Some Notes On Microsoft Windows Azure Cloud

Here is a summary of some of the key features I’ve learned about that are available in the most recent version of Microsoft’s cloud offering (Azure).

There are 2 different types of VMs in Azure:

  1. VM Role (PaaS) Virtual Machine (IaaS)
  2. The key difference being that PaaS is a VM with non persistant storage, so if you reboot the VM or the host dies, the VM is reset to the originial image. Contrary to this, Iaas offers persistent storage and is therefore what most people will use.

Linux VMs are also available on Azure, Ubuntu is amoung these offerings.

Applications supported on Azure include SQL Server, AD, SharePoint 2010 and BizTalk Server. These are listed in the order of current priority for Microsoft.

In Azure VMs, OS Disks are cached on the hosts, data disks are not. This is because OS disks are very chatty and so caching speeds up transactions and saves money on Azure’s read/write charges. Contrary to what you might expect, Microsoft recommends storing SQL data on Data Disks. Data Disks are specifically designed to offer good performance to SQL read/write operations in Azure.

Windows Azure VMs support up to 16TB of disk (16 x 1TB disks added to the VM, then striped in Windows Disk / Storage Manager from within Windows).

Windows Azure Storage is triplicated for redundancy.

Windows Azure’s SLA is based on 2 VMs being in an Availability Set and offers 99.95% availability, which is about 4.5 hours a year. An availability set will make sure your VMs are in different Update Domains and different Fault Domains, so that it doesn’t get rebooted at the same time as other services if a fault occurs or an update is rolled out. Windows Azure does not seem to offer an SLA on single VMs, but have an unofficial SL (not SLA) statement of about 99.7%, which is about 26.5 hours a year.
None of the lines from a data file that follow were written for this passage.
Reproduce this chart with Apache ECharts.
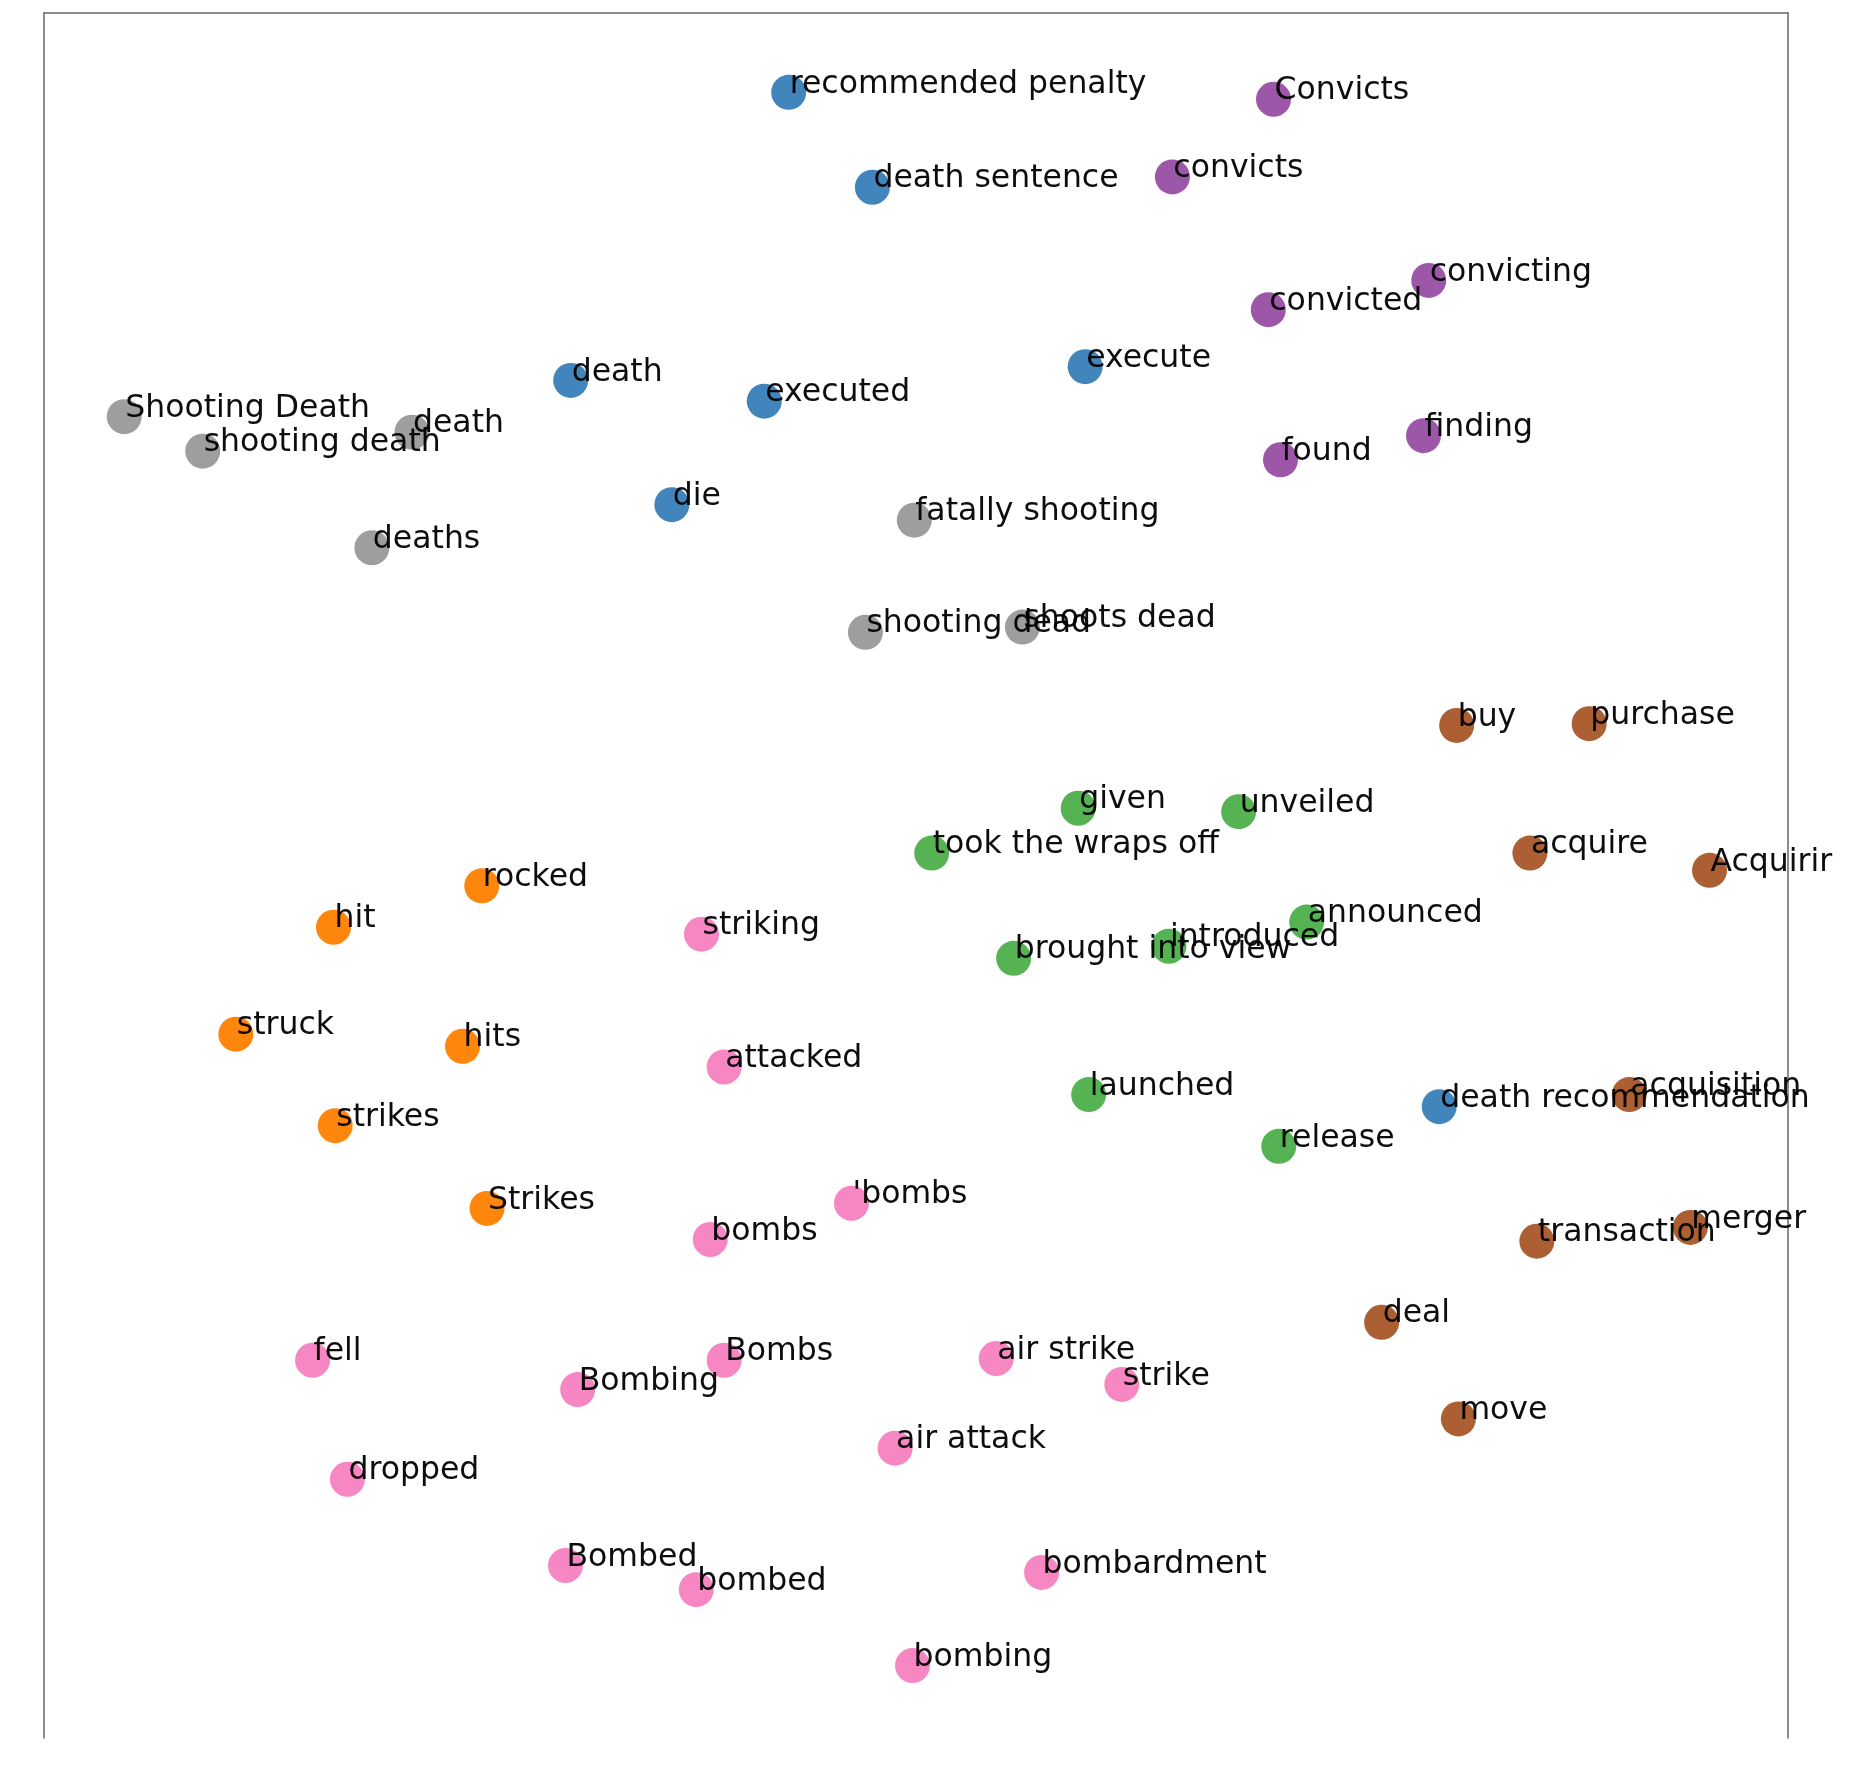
<!DOCTYPE html>
<html>
<head>
<meta charset="utf-8">
<title>word clusters</title>
<script src="https://cdn.jsdelivr.net/npm/echarts@6/dist/echarts.min.js"></script>
<style>
  html, body { margin: 0; padding: 0; background: #fff; }
  #chart { width: 1866px; height: 1777px; }
</style>
</head>
<body>
<div id="chart"></div>
<script>
// word positions, frame = 0..100 on both axes
const grayWords = ["Shooting Death", "shooting death", "death", "deaths", "fatally shooting", "shooting dead", "shoots dead"];
const grayX = [4.6, 9.1, 21.1, 18.8, 49.9, 47.1, 56.1];
const grayY = [76.6, 74.6, 75.7, 69.0, 70.6, 64.1, 64.4];

const blueWords = ["recommended penalty", "death sentence", "death", "executed", "execute", "die", "death recommendation"];
const blueX = [42.7, 47.5, 30.2, 41.3, 59.7, 36.0, 80.0];
const blueY = [95.4, 89.9, 78.7, 77.5, 79.5, 71.5, 36.6];

const purpleWords = ["Convicts", "convicts", "convicting", "convicted", "finding", "found"];
const purpleX = [70.5, 64.7, 79.4, 70.2, 79.1, 70.9];
const purpleY = [95.0, 90.5, 84.5, 82.8, 75.5, 74.1];

const brownWords = ["buy", "purchase", "acquire", "Acquirir", "acquisition", "transaction", "merger", "deal", "move"];
const brownX = [81.0, 88.6, 85.2, 95.5, 90.9, 85.6, 94.4, 76.7, 81.1];
const brownY = [58.7, 58.8, 51.3, 50.3, 37.3, 28.8, 29.6, 24.1, 18.5];

const greenWords = ["given", "unveiled", "took the wraps off", "announced", "introduced", "brought into view", "launched", "release"];
const greenX = [59.3, 68.5, 50.9, 72.4, 64.5, 55.6, 59.9, 70.8];
const greenY = [53.9, 53.7, 51.3, 47.3, 45.9, 45.2, 37.3, 34.3];

const orangeWords = ["rocked", "hit", "struck", "hits", "strikes", "Strikes"];
const orangeX = [25.1, 16.6, 11.0, 24.0, 16.7, 25.4];
const orangeY = [49.4, 47.0, 40.8, 40.1, 35.5, 30.7];

const pinkWords = ["striking", "attacked", "'bombs", "bombs", "fell", "Bombs", "Bombing", "air strike", "strike",
  "air attack", "dropped", "Bombed", "bombed", "bombardment", "bombing"];
const pinkX = [37.7, 39.0, 46.3, 38.2, 15.4, 39.0, 30.6, 54.6, 61.8, 48.8, 17.4, 29.9, 37.4, 57.2, 49.8];
const pinkY = [46.6, 38.9, 31.0, 28.9, 21.9, 21.9, 20.2, 22.0, 20.5, 16.8, 15.0, 10.0, 8.6, 9.6, 4.2];

const dotSize = 35;

function makeSeries(words, xs, ys, color) {
  return {
    type: "scatter",
    symbol: "circle",
    symbolSize: dotSize,
    itemStyle: { color: color, opacity: 0.95 },
    data: words.map(function (w, i) {
      return { name: w, value: [xs[i], ys[i]] };
    }),
    label: {
      show: true,
      formatter: "{b}",
      position: [dotSize / 2, dotSize / 2],
      offset: [1, -8],
      align: "left",
      verticalAlign: "middle",
      fontFamily: "DejaVu Sans",
      fontSize: 31.5,
      color: "#000"
    },
    emphasis: { disabled: true }
  };
}

const frameLine = { show: true, onZero: false, lineStyle: { color: "#666", width: 1.5 } };

const myChart = echarts.init(document.getElementById("chart"));
myChart.setOption({
  animation: false,
  backgroundColor: "#fff",
  grid: { left: 44, right: 78, top: 13, bottom: 39 },
  xAxis: {
    type: "value", min: 0, max: 100, position: "top",
    axisLine: frameLine, axisTick: { show: false }, axisLabel: { show: false }, splitLine: { show: false }
  },
  yAxis: [
    { type: "value", min: 0, max: 100, position: "left",
      axisLine: frameLine, axisTick: { show: false }, axisLabel: { show: false }, splitLine: { show: false } },
    { type: "value", min: 0, max: 100, position: "right",
      axisLine: frameLine, axisTick: { show: false }, axisLabel: { show: false }, splitLine: { show: false } }
  ],
  series: [
    makeSeries(blueWords, blueX, blueY, "#377eb8"),
    makeSeries(purpleWords, purpleX, purpleY, "#984ea3"),
    makeSeries(grayWords, grayX, grayY, "#999999"),
    makeSeries(brownWords, brownX, brownY, "#a65628"),
    makeSeries(greenWords, greenX, greenY, "#4daf4a"),
    makeSeries(orangeWords, orangeX, orangeY, "#ff7f00"),
    makeSeries(pinkWords, pinkX, pinkY, "#f781bf")
  ]
});
</script>
</body>
</html>
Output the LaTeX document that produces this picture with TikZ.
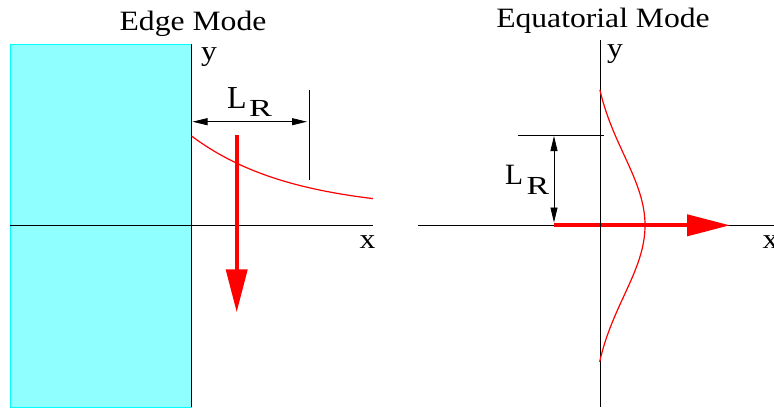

Microsoft Azure’s Cloud Service is basically a container for stuff on Azure (such as VMs, Storage, etc). VMs in the same Cloud Service have a DNS server that the default names are automatically registered with. I suspect that this goes out the window if you change the defaul VM name.

You can do Port Address Translation in Azure.

Azure has a load balancer that allows you to group machines and probe specified ports and paths to probe to see if a VM is still available to know which VMs are available to distribute traffic to.

Windows Azure has a feature called Windows Azure Virtual Network (VNET), which allows you to bridge your on-premise network with Azure to have one big network. You could also use this to link other cloud services. This could be a good way to migrate services between cloud vendors or as a bunker / DR site.